Environmental and Load Factors Affecting PSI Choice
The specific conditions of the building site and the intended use of the slab areas often necessitate selecting a PSI greater than the standard 3,000 PSI. In regions prone to severe weather, the concrete must be able to withstand the damaging effects of repeated freeze-thaw cycles. Water absorbed into the concrete expands when it freezes, creating immense internal pressure that leads to scaling and cracking over time. A higher compressive strength, such as 4,000 PSI, provides a denser concrete matrix that inherently resists this type of weather-related deterioration.
The type of load the slab will support is another major factor that dictates the required strength. While a living room floor may only support furniture and foot traffic, an attached garage slab must handle the concentrated, dynamic loads of vehicles. For these areas, a mix of 3,500 PSI to 4,000 PSI is typically mandated to ensure the surface does not fail under the stress of car tires or heavy tools. Soil conditions can also influence the mix design, especially in areas with high sulfate content, which can chemically degrade the cement paste. In such corrosive environments, specifying a higher-density mix, which often correlates with a higher PSI, can be part of a broader strategy to improve the concrete’s chemical resistance.
Specifying the Concrete Mix Beyond PSI
When ordering concrete from a ready-mix supplier, the PSI rating is only one of several necessary specifications that ensure a successful pour.
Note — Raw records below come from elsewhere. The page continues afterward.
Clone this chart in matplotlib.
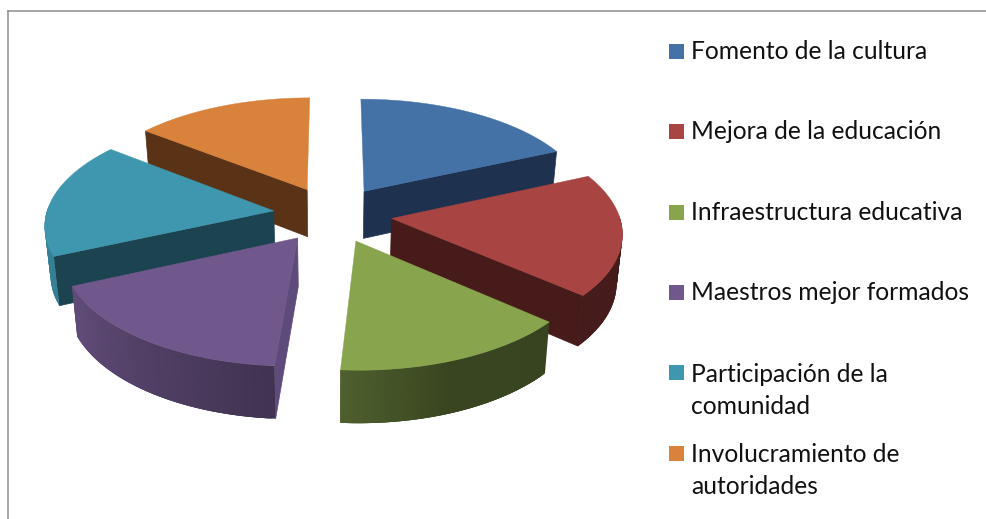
import numpy as np
import matplotlib
matplotlib.use("Agg")
import matplotlib.pyplot as plt
from matplotlib.collections import PolyCollection
from matplotlib.lines import Line2D
from matplotlib.patches import Rectangle

categories = ["Fomento de la cultura", "Mejora de la educación", "Infraestructura educativa",
              "Maestros mejor formados", "Participación de la\ncomunidad", "Involucramiento de\nautoridades"]
values = [66, 65, 53, 62, 62, 52]
top_colors = ["#4472A7", "#A84442", "#88A54E", "#70588C", "#3F96AF", "#D9823C"]
side_colors = ["#1E324F", "#461B19", "#3A451F", "#5F4A7C", "#1C4350", "#5A3316"]

CX, CY = 332.5, 214.3
FX, G, K = 227.5, 107.7, 0.115
EXPLODE = 0.261
START = 90.0


def project(x, y):
    d = 1 + K * y
    return np.column_stack([CX + FX * x / d, CY - G * y / d])


def lower(p):
    p = np.asarray(p, float)
    return np.column_stack([CX + (p[:, 0] - CX) * 0.98, p[:, 1] + 50 + 0.033 * (p[:, 1] - 280)])


def shade(color, f):
    return tuple(np.array(matplotlib.colors.to_rgb(color)) * f)


fig = plt.figure(figsize=(9.86, 5.19), dpi=100)
ax = fig.add_axes([0, 0, 1, 1])
ax.set_xlim(0, 986)
ax.set_ylim(519, 0)
ax.axis("off")

edges = START - np.cumsum([0] + values) * 360.0 / sum(values)
slices = []
for i in range(len(values)):
    a0, a1 = edges[i], edges[i + 1]
    mid = np.radians((a0 + a1) / 2)
    ox, oy = EXPLODE * np.cos(mid), EXPLODE * np.sin(mid)
    apex = project(np.array([ox]), np.array([oy]))[0]
    slices.append((apex[1], i, a0, a1, ox, oy, apex))

z = 2
for _, i, a0, a1, ox, oy, apex in sorted(slices, key=lambda s: s[0]):
    angles = np.linspace(a0, a1, 90)
    r = np.radians(angles)
    rim = project(ox + np.cos(r), oy + np.sin(r))
    rim_low = lower(rim)
    apex_low = lower(apex[None, :])[0]

    if np.sin(np.radians(a0 + 90)) < 0:
        ax.fill([apex[0], rim[0, 0], rim_low[0, 0], apex_low[0]],
                [apex[1], rim[0, 1], rim_low[0, 1], apex_low[1]],
                color=side_colors[i], lw=0.5, zorder=z)
    if np.sin(np.radians(a1 - 90)) < 0:
        ax.fill([apex[0], rim[-1, 0], rim_low[-1, 0], apex_low[0]],
                [apex[1], rim[-1, 1], rim_low[-1, 1], apex_low[1]],
                color=side_colors[i], lw=0.5, zorder=z)

    # curved outer wall; each quad overlaps the next so no seams show
    quads, cols = [], []
    n = len(angles)
    for j in range(n - 1):
        am = ((angles[j] + angles[j + 1]) / 2 + 180) % 360 - 180
        if np.sin(np.radians(am)) > 0.02:
            continue
        k = min(j + 3, n - 1)
        f = np.interp(am, [-180, -150, -94, -70, -30, 0], [0.85, 0.85, 0.58, 0.42, 0.41, 0.41])
        quads.append([rim[j], rim[k], rim_low[k], rim_low[j]])
        cols.append(shade(top_colors[i], f))
    if quads:
        ax.add_collection(PolyCollection(quads[::-1] if a0 < -93 else quads,
                                         facecolors=cols[::-1] if a0 < -93 else cols,
                                         edgecolors="none", linewidths=0, zorder=z + 0.1))

    ax.fill(np.r_[apex[0], rim[:, 0]], np.r_[apex[1], rim[:, 1]], color=top_colors[i], lw=0.3, zorder=z + 0.2)
    z += 1

# legend
marker_y = [51.5, 131.5, 212.5, 292.5, 372.5, 453.5]
baseline_y = [59, 139, 219.5, 300.5, 414, 494]
for i, label in enumerate(categories):
    ax.add_patch(Rectangle((669, marker_y[i] - 7.5), 15, 15, color=top_colors[i], lw=0, zorder=20))
    ax.text(691, baseline_y[i], label, family="Lato", fontsize=17.75, color="#111111",
            va="baseline", ha="left", linespacing=1.5, zorder=20)

# outer frame of the chart
frame = "#8E8E8E"
fig.add_artist(Line2D([7.5 / 986, 7.5 / 986], [0, 1 - 10.5 / 519], color=frame, lw=1.1))
fig.add_artist(Line2D([7.5 / 986, 1], [1 - 10.5 / 519, 1 - 10.5 / 519], color=frame, lw=1.1))

fig.savefig("out.png", dpi=100, facecolor="white")
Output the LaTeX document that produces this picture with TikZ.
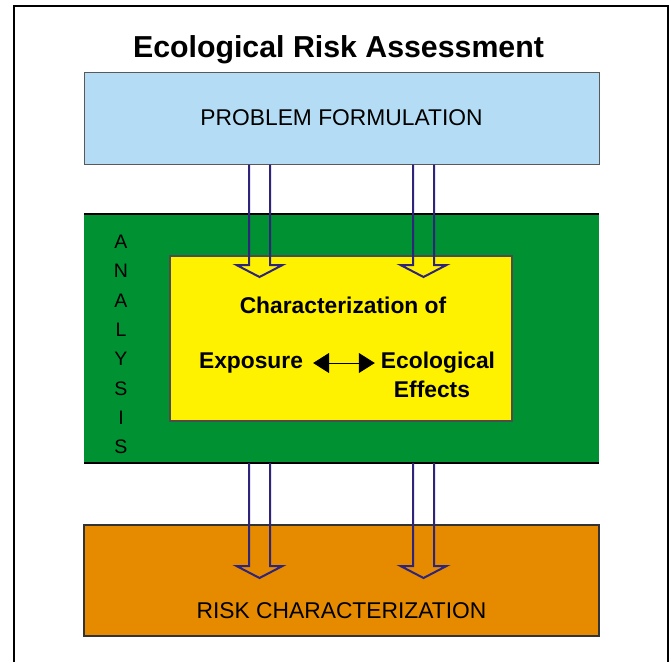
\documentclass[tikz,border=0pt]{standalone}
\usepackage{fontspec}
\setmainfont{Liberation Sans}
\usetikzlibrary{positioning,calc,arrows.meta}
\definecolor{pfblue}{RGB}{180,221,245}
\definecolor{angreen}{RGB}{0,145,50}
\definecolor{chyellow}{RGB}{255,242,0}
\definecolor{rcorange}{RGB}{230,138,0}
\definecolor{flowblue}{RGB}{46,36,122}
\tikzset{
  stagebox/.style={minimum width=515pt, inner sep=0pt, font=\fontsize{22.8}{28}\selectfont},
  boldtext/.style={inner sep=0pt, font=\bfseries\fontsize{22.8}{28}\selectfont},
  flowarrow/.style={draw=flowblue, line width=2pt, line join=miter},
}
\newcommand{\hollowdown}[2]{%
  \draw[flowarrow] ($(#1)+(-10.5,0)$) -- ($(#2)+(-10.5,-12)$) -- ($(#2)+(-23,-12)$)
    -- (#2) -- ($(#2)+(23,-12)$) -- ($(#2)+(10.5,-12)$) -- ($(#1)+(10.5,0)$);}
\begin{document}
\begin{tikzpicture}[x=1pt,y=-1pt]
\useasboundingbox[fill=white] (0,0) rectangle (671,662);
\draw[line width=2.5pt] (14,662) -- (14,6) -- (668,6) -- (668,662);
\node[font=\bfseries\fontsize{30.3}{36}\selectfont, anchor=base] (title) at (338.5,57) {Ecological Risk Assessment};
% the three stages
\node[stagebox, draw=black!65, line width=1pt, fill=pfblue, minimum height=92pt] (pf) at (341.5,118) {PROBLEM FORMULATION};
\node[stagebox, fill=angreen, minimum height=249pt] (an) at (341.5,338.5) {};
\draw[line width=2pt] (an.north west) -- (an.north east);
\draw[line width=2pt] (an.south west) -- (an.south east);
\node[stagebox, draw=black!80, line width=1.5pt, fill=rcorange, minimum height=111pt] (rc) at (341.5,580.5) {};
\node[stagebox, above=18pt of rc.south] (rclabel) {RISK CHARACTERIZATION};
\node[font=\fontsize{19.5}{29.3}\selectfont, align=center, inner sep=0pt] (anlabel) at (121,344.5) {A\\N\\A\\L\\Y\\S\\I\\S};
% characterization box
\node[draw=black!70, line width=1.2pt, fill=chyellow, minimum width=342pt, minimum height=165pt] (ch) at (341,338.5) {};
\node[boldtext, anchor=base] (chtitle) at (343,313) {Characterization of};
\node[boldtext, text height=16pt, text depth=5pt] (expo) at (251,363) {Exposure};
\node[boldtext, text height=16pt, text depth=5pt] (ecol) at (438,363) {Ecological};
\node[boldtext, anchor=base] (eff) at (432,397) {Effects};
\draw[{Triangle[length=16pt,width=20pt]}-{Triangle[length=16pt,width=20pt]}, line width=0.8pt, shorten <=10pt, shorten >=6pt] (expo) -- (ecol);
% flow arrows
\coordinate (a1) at (259.5,277);
\coordinate (a2) at (423.5,277);
\coordinate (b1) at (259.5,578);
\coordinate (b2) at (423.5,578);
\hollowdown{pf.south -| a1}{a1}
\hollowdown{pf.south -| a2}{a2}
\hollowdown{an.south -| b1}{b1}
\hollowdown{an.south -| b2}{b2}
\end{tikzpicture}
\end{document}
The slump measurement, which defines the consistency and workability of the fresh concrete, is also important for proper placement. Slump is measured by seeing how much the concrete settles after being placed in a cone-shaped mold, with a range of 4 to 5 inches being ideal for a residential slab, allowing it to be easily worked without compromising its strength. Too high a slump indicates an excessive amount of water, which will weaken the final compressive strength even if the mix was designed for a high PSI.
For any exterior slab or one exposed to freezing temperatures, air entrainment is another necessary specification to prevent freeze-thaw damage. This process involves adding a chemical agent that creates millions of microscopic air bubbles, which act as tiny relief valves for expanding water. A typical air content of 5% to 7% is recommended for cold climates, although this additive must be balanced with the PSI requirement, as every 1% increase in air content can slightly decrease the 28-day compressive strength. The quality and size of the aggregates, such as gravel or crushed stone, also influence the final product, as the aggregate forms the bulk of the material’s structural skeleton.
Homeowners should also consider requesting the inclusion of synthetic fiber reinforcement, which is a common additive used to mitigate plastic shrinkage cracking. These micro-fibers are dispersed throughout the mix and help hold the concrete together in the first few hours after pouring, reducing the fine cracks that often form as surface water evaporates. By detailing the PSI, slump, air entrainment, and the inclusion of fibers, the homeowner provides the ready-mix plant with all the information needed to produce a concrete that is both strong and durable for the intended application.
Achieving and Maintaining Strength Through Curing
The specified PSI is not automatically achieved upon pouring, but is developed through a process called hydration, where the cement chemically reacts with water. This reaction requires the concrete to maintain a consistent internal moisture level and temperature for a sufficient period. If the slab is allowed to dry out too quickly, the hydration process stalls, and the concrete will not reach its designed strength, potentially reducing a 4,000 PSI mix to a much weaker product.
Proper curing methods are therefore necessary to manage this moisture and ensure the slab achieves its full potential compressive strength. Common techniques include covering the slab with plastic sheeting or specialized blankets to trap the moisture already in the mix. Alternatively, a chemical curing compound can be sprayed onto the surface to create a temporary membrane that slows down evaporation. The initial seven days are considered the most important curing period, as this is when the concrete gains the majority of its strength, though it will continue to harden for the full 28-day benchmark where the final design PSI is measured.